Like pretty much every Corman movie I’ve written about, The Little Shop of Horrors is a thing that wears its chintzy nature on its sleeve—it’s not particularly hard for anyone to see that this was filmed very quickly, and doesn’t even benefit from the location shoots that were used in the three other movies. It’s a very domestic sort of monster movie, but maybe that’s one of the reasons it stuck out—on a conceptual level, more people can identify with a story about trying to keep your job rather than one dealing with radioactive abominations.
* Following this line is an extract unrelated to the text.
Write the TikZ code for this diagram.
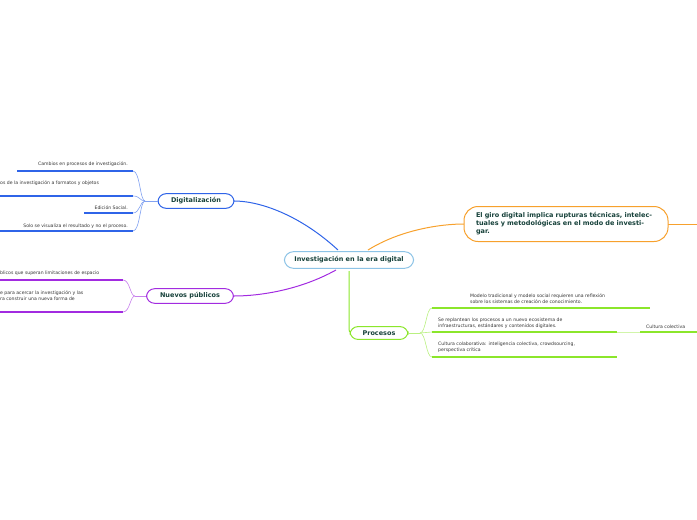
\documentclass[tikz,border=0pt]{standalone}
\usepackage{fontspec}
\setmainfont{DejaVu Sans}
\definecolor{cblue}{HTML}{2F64E8}
\definecolor{cpurp}{HTML}{A22BE0}
\definecolor{cgreen}{HTML}{8BE62B}
\definecolor{corange}{HTML}{F7A12D}
\definecolor{ccent}{HTML}{8CC3E6}
\definecolor{ctext}{HTML}{16413A}
\tikzset{
  topic/.style={draw,rounded corners=8pt,line width=1pt,fill=white,font=\fontsize{6.5}{8}\selectfont\bfseries,text=ctext,inner xsep=6pt,inner ysep=4pt},
  leaf/.style={font=\fontsize{4.6}{6}\selectfont,text=black!80,inner sep=0pt,align=left},
}
\begin{document}
\begin{tikzpicture}[x=1pt,y=-1pt]
\useasboundingbox (0,0) rectangle (697,520);
\clip (0,0) rectangle (697,520);
% main connectors
\draw[cblue,line width=1pt] (338,250) .. controls (300,215) and (260,201) .. (234,201);
\draw[cpurp,line width=1pt] (336,270) .. controls (300,290) and (260,296) .. (234,296);
\draw[cgreen,line width=1pt] (349,271) -- (349,325) .. controls (349,332) .. (352,333);
\draw[corange,line width=1pt] (368,250) .. controls (400,230) and (440,224) .. (464,224);
\draw[corange,line width=0.8pt] (668,224) -- (697,224);
% nodes
\node[topic,draw=ccent,rounded corners=9pt,inner xsep=10pt,inner ysep=5pt] (c) at (349,260) {Investigación en la era digital};
\node[topic,draw=cblue,minimum width=76pt] (d) at (196,201) {Digitalización};
\node[topic,draw=cpurp,minimum width=87pt] (n) at (190,296) {Nuevos públicos};
\node[topic,draw=cgreen,minimum width=58pt] (p) at (379,333) {Procesos};
\node[topic,draw=corange,rounded corners=14pt,minimum width=204pt,minimum height=35pt,align=left,text width=180pt] (o) at (566,224) {El giro digital implica rupturas técnicas, intelectuales y metodológicas en el modo de investigar.};
% Digitalización leaves
\coordinate (dh) at (145,201);
\draw[cblue!60,line width=0.6pt] (d.west) -- (dh);
\foreach \y in {171,196,213,231} \draw[cblue!60,line width=0.6pt] (dh) .. controls (140,201) and (140,\y) .. (133,\y);
\draw[cblue,line width=1.2pt] (17,171) -- (133,171);
\draw[cblue,line width=1.2pt] (0,196) -- (133,196);
\draw[cblue,line width=1.2pt] (84,213) -- (133,213);
\draw[cblue,line width=1.2pt] (0,231) -- (133,231);
\node[leaf,anchor=east] (d1) at (128,164) {Cambios en procesos de investigación.};
\node[leaf,anchor=west] (d2) at (0,183) {os de la investigación a formatos y objetos};
\node[leaf,anchor=east] (d3) at (128,208) {Edición Social.};
\node[leaf,anchor=east] (d4) at (128,226) {Solo se visualiza el resultado y no el proceso.};
% Nuevos públicos leaves
\coordinate (nh) at (135,296);
\draw[cpurp!60,line width=0.6pt] (n.west) -- (nh);
\foreach \y in {280,312} \draw[cpurp!60,line width=0.6pt] (nh) .. controls (130,296) and (130,\y) .. (123,\y);
\draw[cpurp,line width=1.2pt] (0,280) -- (123,280);
\draw[cpurp,line width=1.2pt] (0,312) -- (123,312);
\node[leaf,anchor=west] (n1) at (0,273) {blicos que superan limitaciones de espacio};
\node[leaf,anchor=west] (n2) at (0,295.5) {e para acercar la investigación y las\\ra construir una nueva forma de};
% Procesos leaves
\coordinate (ph) at (420,333);
\draw[cgreen!60,line width=0.6pt] (p.east) -- (ph);
\foreach \y in {308,332,357} \draw[cgreen!60,line width=0.6pt] (ph) .. controls (426,333) and (426,\y) .. (432,\y);
\draw[cgreen,line width=1.2pt] (432,308) -- (650,308);
\draw[cgreen,line width=1.2pt] (432,332) -- (617,332);
\draw[cgreen!40,line width=0.6pt] (617,332) -- (640,332);
\draw[cgreen,line width=1.2pt] (640,332) -- (697,332);
\draw[cgreen,line width=1.2pt] (432,357) -- (617,357);
\node[leaf,anchor=west] (p1) at (470,299) {Modelo tradicional y modelo social requieren una reflexión\\sobre los sistemas de creación de conocimiento.};
\node[leaf,anchor=west] (p2) at (438,323.5) {Se replantean los procesos a un nuevo ecosistema de\\infraestructuras, estándares y contenidos digitales.};
\node[leaf,anchor=west] (p3) at (646,327) {Cultura colectiva};
\node[leaf,anchor=west] (p4) at (438,347.5) {Cultura colaborativa: inteligencia colectiva, crowdsourcing,\\perspectiva crítica};
\end{tikzpicture}
\end{document}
It’s just as heightened as everything else Corman did, but the specificity of its setting and the ways it plays off very specific types of people (brought to life by actors who have a firm grasp of what this movie is going for) still feels unique, and the type of thing that no one else would bother to make at any budget. This was the magic of Roger Corman at his height: for all the obvious deficiencies of many of his movies, they all had panache and a willingness to use their inconspicuous status to go places no one else would.